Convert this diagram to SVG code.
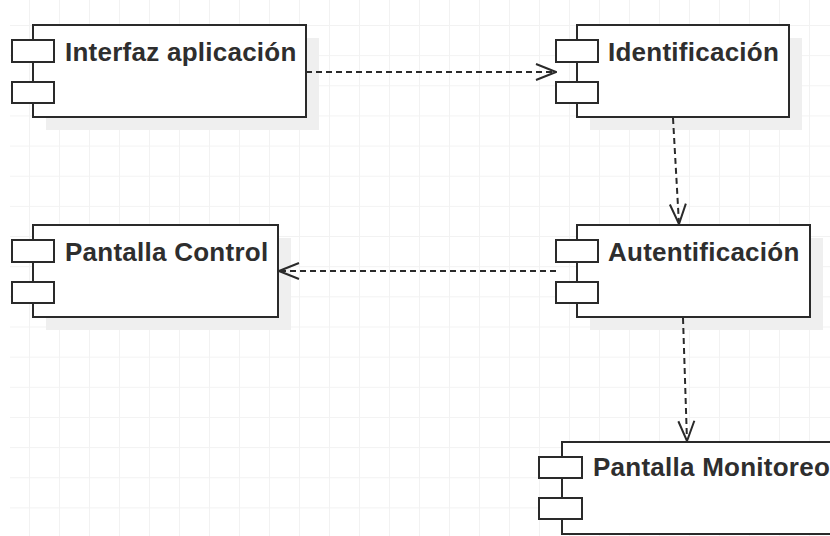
<svg xmlns="http://www.w3.org/2000/svg" width="830" height="536" viewBox="0 0 830 536">
  <defs>
    <pattern id="grid" x="29" y="25" width="30" height="30.15" patternUnits="userSpaceOnUse">
      <rect width="30" height="30.15" fill="#ffffff"/>
      <line x1="0" y1="0" x2="30" y2="0" stroke="#f2f2f2" stroke-width="2"/>
      <line x1="0" y1="0" x2="0" y2="30.15" stroke="#f2f2f2" stroke-width="2"/>
    </pattern>
    <marker id="open" viewBox="0 0 22 20" refX="21" refY="10" markerWidth="22" markerHeight="20" markerUnits="userSpaceOnUse" orient="auto">
      <path d="M1,2 L21,10 L1,18" fill="none" stroke="#2a2a2a" stroke-width="2"/>
    </marker>
  </defs>
  <style>
    .shadow { fill: #efefef; }
    .box { fill: #ffffff; stroke: #2a2a2a; stroke-width: 2; }
    .port { fill: #ffffff; stroke: #2a2a2a; stroke-width: 2; }
    .label { font-family: "Liberation Sans", Arial, sans-serif; font-weight: bold; font-size: 26px; letter-spacing: 0.25px; fill: #2e2e2e; }
    .dep { fill: none; stroke: #2a2a2a; stroke-width: 2; stroke-dasharray: 6 4; marker-end: url(#open); }
  </style>
  <rect width="830" height="536" fill="#ffffff"/>
  <rect x="10" y="0" width="820" height="536" fill="url(#grid)"/>

  <g id="interfaz-aplicacion">
    <rect class="shadow" x="46" y="38" width="273" height="92"/>
    <rect class="box" x="33" y="25" width="273" height="92"/>
    <rect class="port" x="12" y="40" width="42" height="22"/>
    <rect class="port" x="12" y="82" width="42" height="21"/>
    <text class="label" x="65" y="61">Interfaz aplicación</text>
  </g>

  <g id="identificacion">
    <rect class="shadow" x="590" y="38" width="212" height="92"/>
    <rect class="box" x="577" y="25" width="212" height="92"/>
    <rect class="port" x="556" y="40" width="42" height="22"/>
    <rect class="port" x="556" y="82" width="42" height="21"/>
    <text class="label" x="608" y="61">Identificación</text>
  </g>

  <g id="pantalla-control">
    <rect class="shadow" x="46" y="238" width="245" height="92"/>
    <rect class="box" x="33" y="225" width="245" height="92"/>
    <rect class="port" x="12" y="240" width="42" height="22"/>
    <rect class="port" x="12" y="282" width="42" height="21"/>
    <text class="label" x="65" y="261">Pantalla Control</text>
  </g>

  <g id="autentificacion">
    <rect class="shadow" x="590" y="238" width="233" height="92"/>
    <rect class="box" x="577" y="225" width="233" height="92"/>
    <rect class="port" x="556" y="240" width="42" height="22"/>
    <rect class="port" x="556" y="282" width="42" height="21"/>
    <text class="label" x="608" y="261">Autentificación</text>
  </g>

  <g id="pantalla-monitoreo">
    <rect class="box" x="562" y="442" width="300" height="92"/>
    <rect class="port" x="539" y="457" width="43" height="21"/>
    <rect class="port" x="539" y="498" width="43" height="21"/>
    <text class="label" x="593" y="476">Pantalla Monitoreo</text>
  </g>

  <g id="connectors">
    <path class="dep" d="M306,72 L556,72"/>
    <path class="dep" d="M673,118 L679,224"/>
    <path class="dep" d="M556,271 L279,271"/>
    <path class="dep" d="M683,318 L687,441"/>
  </g>
</svg>
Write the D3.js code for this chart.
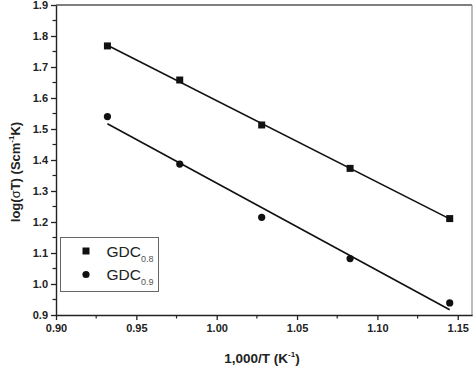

▸ Problem statement: The data above should be repeated exactly, minus any pictures.

▸ The answer:
Convert this diagram to SVG code.
<svg xmlns="http://www.w3.org/2000/svg" width="830" height="536" viewBox="0 0 830 536">
  <defs>
    <pattern id="grid" x="29" y="25" width="30" height="30.15" patternUnits="userSpaceOnUse">
      <rect width="30" height="30.15" fill="#ffffff"/>
      <line x1="0" y1="0" x2="30" y2="0" stroke="#f2f2f2" stroke-width="2"/>
      <line x1="0" y1="0" x2="0" y2="30.15" stroke="#f2f2f2" stroke-width="2"/>
    </pattern>
    <marker id="open" viewBox="0 0 22 20" refX="21" refY="10" markerWidth="22" markerHeight="20" markerUnits="userSpaceOnUse" orient="auto">
      <path d="M1,2 L21,10 L1,18" fill="none" stroke="#2a2a2a" stroke-width="2"/>
    </marker>
  </defs>
  <style>
    .shadow { fill: #efefef; }
    .box { fill: #ffffff; stroke: #2a2a2a; stroke-width: 2; }
    .port { fill: #ffffff; stroke: #2a2a2a; stroke-width: 2; }
    .label { font-family: "Liberation Sans", Arial, sans-serif; font-weight: bold; font-size: 26px; letter-spacing: 0.25px; fill: #2e2e2e; }
    .dep { fill: none; stroke: #2a2a2a; stroke-width: 2; stroke-dasharray: 6 4; marker-end: url(#open); }
  </style>
  <rect width="830" height="536" fill="#ffffff"/>
  <rect x="10" y="0" width="820" height="536" fill="url(#grid)"/>

  <g id="interfaz-aplicacion">
    <rect class="shadow" x="46" y="38" width="273" height="92"/>
    <rect class="box" x="33" y="25" width="273" height="92"/>
    <rect class="port" x="12" y="40" width="42" height="22"/>
    <rect class="port" x="12" y="82" width="42" height="21"/>
    <text class="label" x="65" y="61">Interfaz aplicación</text>
  </g>

  <g id="identificacion">
    <rect class="shadow" x="590" y="38" width="212" height="92"/>
    <rect class="box" x="577" y="25" width="212" height="92"/>
    <rect class="port" x="556" y="40" width="42" height="22"/>
    <rect class="port" x="556" y="82" width="42" height="21"/>
    <text class="label" x="608" y="61">Identificación</text>
  </g>

  <g id="pantalla-control">
    <rect class="shadow" x="46" y="238" width="245" height="92"/>
    <rect class="box" x="33" y="225" width="245" height="92"/>
    <rect class="port" x="12" y="240" width="42" height="22"/>
    <rect class="port" x="12" y="282" width="42" height="21"/>
    <text class="label" x="65" y="261">Pantalla Control</text>
  </g>

  <g id="autentificacion">
    <rect class="shadow" x="590" y="238" width="233" height="92"/>
    <rect class="box" x="577" y="225" width="233" height="92"/>
    <rect class="port" x="556" y="240" width="42" height="22"/>
    <rect class="port" x="556" y="282" width="42" height="21"/>
    <text class="label" x="608" y="261">Autentificación</text>
  </g>

  <g id="pantalla-monitoreo">
    <rect class="box" x="562" y="442" width="300" height="92"/>
    <rect class="port" x="539" y="457" width="43" height="21"/>
    <rect class="port" x="539" y="498" width="43" height="21"/>
    <text class="label" x="593" y="476">Pantalla Monitoreo</text>
  </g>

  <g id="connectors">
    <path class="dep" d="M306,72 L556,72"/>
    <path class="dep" d="M673,118 L679,224"/>
    <path class="dep" d="M556,271 L279,271"/>
    <path class="dep" d="M683,318 L687,441"/>
  </g>
</svg>
Write the D3.js code for this chart.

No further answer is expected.